Prime Minister of Azad Kashmir
- In office 5 July 1975 – 31 August 1977
- Preceded by: Office established
- Succeeded by: Sardar Sikdandar Hayat

President of Azad Kashmir
- In office 7 August 1964 – 7 October 1969
- Preceded by: Khurshid Hasan Khurshid
- Succeeded by: Abdul Rahman Khan (interim)

Chief Justice of High Court of Azad Kashmir
- In office 1 October 1963 – 13 October 1964
- Preceded by: Fayyaz Hussain Shah
- Succeeded by: Khwaja Muhammad Sharif

Personal details
- Born: 15 October 1907
- Party: Independent
- Relations: Abdul Majid Khan (grandson)

= Abdul Hamid Khan (Azad Kashmiri politician) =

Pakistani politician (born 1907)

Khan Abdul Hamid Khan (Urdu: خان عبدالحمید خان, pronounced [xa:ɳ əbdʊl ɦəm'i:d xa:ɳ], born 15 October 1907, date of death unknown) was a Pakistani Azad Kashmiri politician and jurist who served as the 1st Prime Minister of Azad Kashmir from 1 June 1975 to 31 August 1977. He was succeeded by late Sikandar Hayat Khan (June 1985 to June 1990).
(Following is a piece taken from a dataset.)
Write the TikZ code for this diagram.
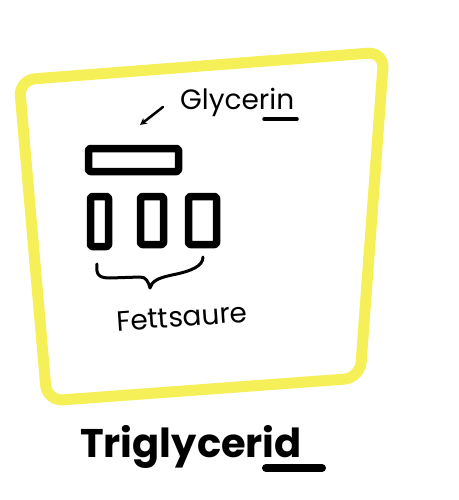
\documentclass[tikz,border=0pt]{standalone}
\usepackage{fontspec}
\setmainfont{Poppins}
\usetikzlibrary{arrows.meta}
\definecolor{hlyellow}{RGB}{246,240,88}
\begin{document}
\begin{tikzpicture}[x=1pt,y=-1pt,
  box/.style={draw=black, line width=7.5pt, rounded corners=2pt, inner sep=0pt, line join=round},
  lbl/.style={font=\fontsize{28}{32}\selectfont, inner sep=0pt, text=black},
  pen/.style={draw=black, line width=3pt, line cap=round, line join=round}]
\useasboundingbox[fill=white] (0,0) rectangle (458,500);
% yellow frame
\draw[draw=hlyellow, line width=11pt, rounded corners=16pt, line join=round]
  (19,80) -- (384,52) -- (360,378) -- (47,401) -- cycle;
% glycerin bar
\node[box, minimum width=90pt, minimum height=23pt] (gly) at (133.5,160) {};
% fatty acids
\node[box, minimum width=18pt, minimum height=50pt] (fa1) at (99.5,221.5) {};
\node[box, minimum width=23pt, minimum height=48pt] (fa2) at (152,220.5) {};
\node[box, minimum width=28pt, minimum height=48pt] (fa3) at (202.5,220.5) {};
% labels
\node[lbl, anchor=base west] (glyc) at (180,110) {Glycerin};
\draw[pen, line width=3.5pt] (264,119) -- (297,119);
\coordinate (ahead) at (140,125);
\draw[pen, line width=2.5pt, -{Stealth[open, length=7pt, width=7pt]}] ([xshift=-17pt,yshift=-4pt]glyc.west) -- (ahead);
% brace
\draw[pen] (97,264) .. controls (96,274) and (98,278) .. (110,278)
  -- (140,277) .. controls (146,277) and (148,281) .. (150,288)
  .. controls (152,281) and (158,278) .. (172,275)
  .. controls (192,271) and (203,266) .. (203,257);
\node[lbl, rotate=4] (fett) at (182,317) {Fettsaure};
% title
\node[font=\bfseries\fontsize{40}{46}\selectfont, anchor=base west, inner sep=0pt] (tri) at (80,457) {Triglycerid};
\draw[pen, line width=8pt] (266,468) -- (322,468);
\end{tikzpicture}
\end{document}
He also served as President of Azad Jammu and Kashmir from 7 August 1964 to 7 October 1969.

Khan's older brother, Abdul Qayyum Khan, was a well known Pakistani politician who served as the Chief Minister of Khyber Pakhtunkhwa and Interior Minister of Pakistan. He belonged to the Swati tribe living in Baramaulla.